→ Direction: Find the lines with the string "that" and return them.

→ Data provided:
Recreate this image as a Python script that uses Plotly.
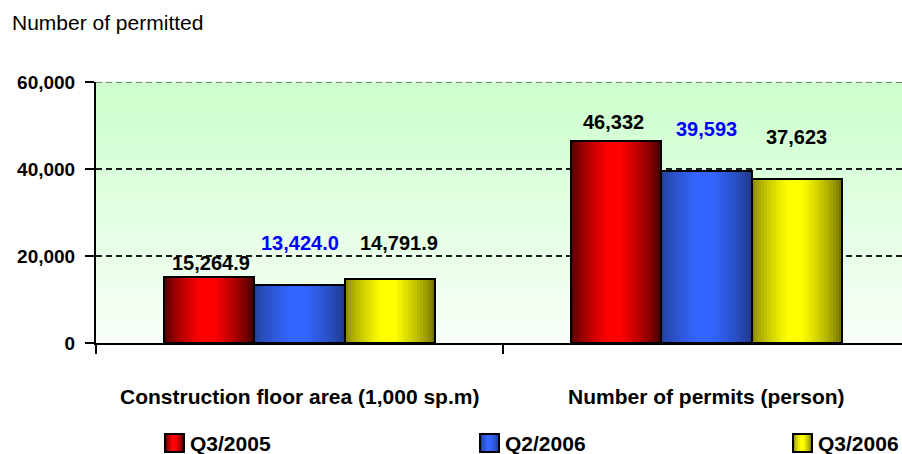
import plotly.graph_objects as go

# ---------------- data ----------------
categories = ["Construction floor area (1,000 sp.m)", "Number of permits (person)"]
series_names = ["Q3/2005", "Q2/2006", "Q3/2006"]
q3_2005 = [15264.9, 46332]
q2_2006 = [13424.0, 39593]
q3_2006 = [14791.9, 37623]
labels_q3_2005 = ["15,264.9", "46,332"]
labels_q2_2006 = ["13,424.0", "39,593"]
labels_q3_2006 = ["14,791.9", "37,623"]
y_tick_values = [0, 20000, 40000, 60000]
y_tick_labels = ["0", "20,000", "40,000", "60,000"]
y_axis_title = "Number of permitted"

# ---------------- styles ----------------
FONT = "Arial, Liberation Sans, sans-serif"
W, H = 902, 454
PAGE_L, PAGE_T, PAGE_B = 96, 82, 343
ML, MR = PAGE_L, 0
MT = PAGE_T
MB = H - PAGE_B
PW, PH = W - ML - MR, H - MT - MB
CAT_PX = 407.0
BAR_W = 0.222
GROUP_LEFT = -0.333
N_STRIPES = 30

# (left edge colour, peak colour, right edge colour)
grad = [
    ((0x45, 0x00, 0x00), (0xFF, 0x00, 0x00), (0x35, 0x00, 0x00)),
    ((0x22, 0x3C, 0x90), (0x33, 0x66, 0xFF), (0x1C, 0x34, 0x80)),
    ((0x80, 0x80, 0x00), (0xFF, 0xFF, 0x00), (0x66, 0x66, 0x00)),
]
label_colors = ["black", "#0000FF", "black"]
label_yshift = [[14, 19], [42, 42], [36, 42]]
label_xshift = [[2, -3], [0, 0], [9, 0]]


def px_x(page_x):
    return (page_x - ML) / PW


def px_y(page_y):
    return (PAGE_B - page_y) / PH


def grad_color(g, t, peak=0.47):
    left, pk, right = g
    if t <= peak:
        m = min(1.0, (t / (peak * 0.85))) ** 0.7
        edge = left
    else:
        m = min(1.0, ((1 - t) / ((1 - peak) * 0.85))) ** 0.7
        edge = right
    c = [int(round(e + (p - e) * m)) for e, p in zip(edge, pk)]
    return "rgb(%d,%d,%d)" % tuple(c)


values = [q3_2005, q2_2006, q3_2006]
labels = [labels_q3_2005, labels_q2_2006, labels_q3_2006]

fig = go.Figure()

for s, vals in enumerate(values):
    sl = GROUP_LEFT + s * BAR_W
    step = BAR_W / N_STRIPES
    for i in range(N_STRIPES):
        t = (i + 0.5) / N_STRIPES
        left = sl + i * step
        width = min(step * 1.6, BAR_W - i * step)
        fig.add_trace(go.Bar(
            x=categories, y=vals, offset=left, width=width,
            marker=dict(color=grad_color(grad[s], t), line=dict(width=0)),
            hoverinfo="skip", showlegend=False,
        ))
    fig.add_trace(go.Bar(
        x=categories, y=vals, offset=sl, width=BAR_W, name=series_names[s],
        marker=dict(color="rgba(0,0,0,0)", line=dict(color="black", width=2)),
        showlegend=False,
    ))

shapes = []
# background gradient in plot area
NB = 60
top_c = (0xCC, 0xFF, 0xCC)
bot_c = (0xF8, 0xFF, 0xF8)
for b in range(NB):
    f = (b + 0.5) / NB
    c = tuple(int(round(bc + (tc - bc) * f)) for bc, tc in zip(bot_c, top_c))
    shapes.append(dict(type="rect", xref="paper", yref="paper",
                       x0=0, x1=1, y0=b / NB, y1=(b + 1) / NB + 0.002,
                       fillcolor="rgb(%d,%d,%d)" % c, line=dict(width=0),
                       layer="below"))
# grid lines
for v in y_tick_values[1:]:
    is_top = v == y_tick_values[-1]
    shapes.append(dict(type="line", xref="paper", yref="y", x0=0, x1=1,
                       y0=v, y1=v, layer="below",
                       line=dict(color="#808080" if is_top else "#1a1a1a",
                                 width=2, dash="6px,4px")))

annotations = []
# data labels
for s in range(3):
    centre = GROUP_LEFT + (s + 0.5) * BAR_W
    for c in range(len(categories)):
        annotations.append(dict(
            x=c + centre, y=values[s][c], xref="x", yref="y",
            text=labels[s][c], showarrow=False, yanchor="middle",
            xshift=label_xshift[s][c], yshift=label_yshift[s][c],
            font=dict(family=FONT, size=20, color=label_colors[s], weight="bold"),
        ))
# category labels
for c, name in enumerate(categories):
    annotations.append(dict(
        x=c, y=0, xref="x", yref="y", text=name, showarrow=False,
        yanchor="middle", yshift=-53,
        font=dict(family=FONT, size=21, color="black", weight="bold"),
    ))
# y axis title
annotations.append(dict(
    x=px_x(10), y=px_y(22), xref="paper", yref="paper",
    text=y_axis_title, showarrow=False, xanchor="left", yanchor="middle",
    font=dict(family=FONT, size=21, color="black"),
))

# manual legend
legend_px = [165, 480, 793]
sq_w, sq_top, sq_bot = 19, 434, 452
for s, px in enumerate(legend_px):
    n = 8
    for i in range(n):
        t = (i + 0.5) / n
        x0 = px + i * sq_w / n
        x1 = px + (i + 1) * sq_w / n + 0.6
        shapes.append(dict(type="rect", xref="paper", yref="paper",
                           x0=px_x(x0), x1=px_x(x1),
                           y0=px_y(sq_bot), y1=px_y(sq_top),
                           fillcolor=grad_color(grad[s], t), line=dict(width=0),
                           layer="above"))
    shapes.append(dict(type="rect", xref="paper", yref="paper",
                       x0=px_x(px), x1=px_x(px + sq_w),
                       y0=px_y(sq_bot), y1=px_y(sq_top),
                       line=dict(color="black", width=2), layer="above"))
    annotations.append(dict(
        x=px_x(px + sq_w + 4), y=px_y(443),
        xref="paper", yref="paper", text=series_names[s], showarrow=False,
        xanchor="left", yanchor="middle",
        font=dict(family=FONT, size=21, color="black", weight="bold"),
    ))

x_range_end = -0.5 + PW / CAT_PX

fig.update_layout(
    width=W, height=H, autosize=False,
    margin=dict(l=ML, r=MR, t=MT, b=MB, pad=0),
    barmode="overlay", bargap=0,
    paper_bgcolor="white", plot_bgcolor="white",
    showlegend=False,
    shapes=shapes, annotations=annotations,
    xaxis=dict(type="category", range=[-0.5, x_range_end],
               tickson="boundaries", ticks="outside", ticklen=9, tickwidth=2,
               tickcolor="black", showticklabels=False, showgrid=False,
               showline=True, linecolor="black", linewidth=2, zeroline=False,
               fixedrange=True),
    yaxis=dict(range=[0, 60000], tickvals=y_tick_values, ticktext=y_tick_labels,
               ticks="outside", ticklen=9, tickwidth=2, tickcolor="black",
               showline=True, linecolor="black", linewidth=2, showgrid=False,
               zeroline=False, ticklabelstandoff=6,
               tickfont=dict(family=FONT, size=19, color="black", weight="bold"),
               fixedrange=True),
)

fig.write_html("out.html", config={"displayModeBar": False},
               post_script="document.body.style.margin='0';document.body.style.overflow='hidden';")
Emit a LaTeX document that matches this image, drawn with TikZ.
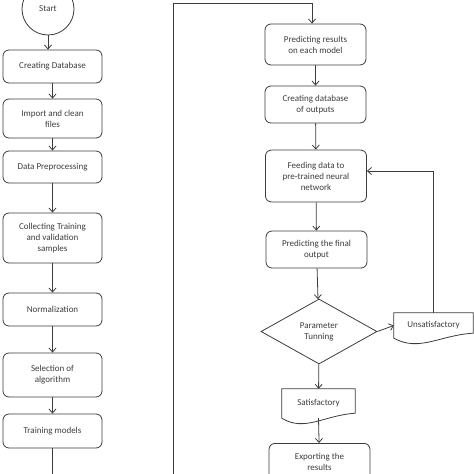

→ Result of the exercise:
Recreate this image as a Python script that uses Plotly.
Emit a LaTeX document that matches this image, drawn with TikZ.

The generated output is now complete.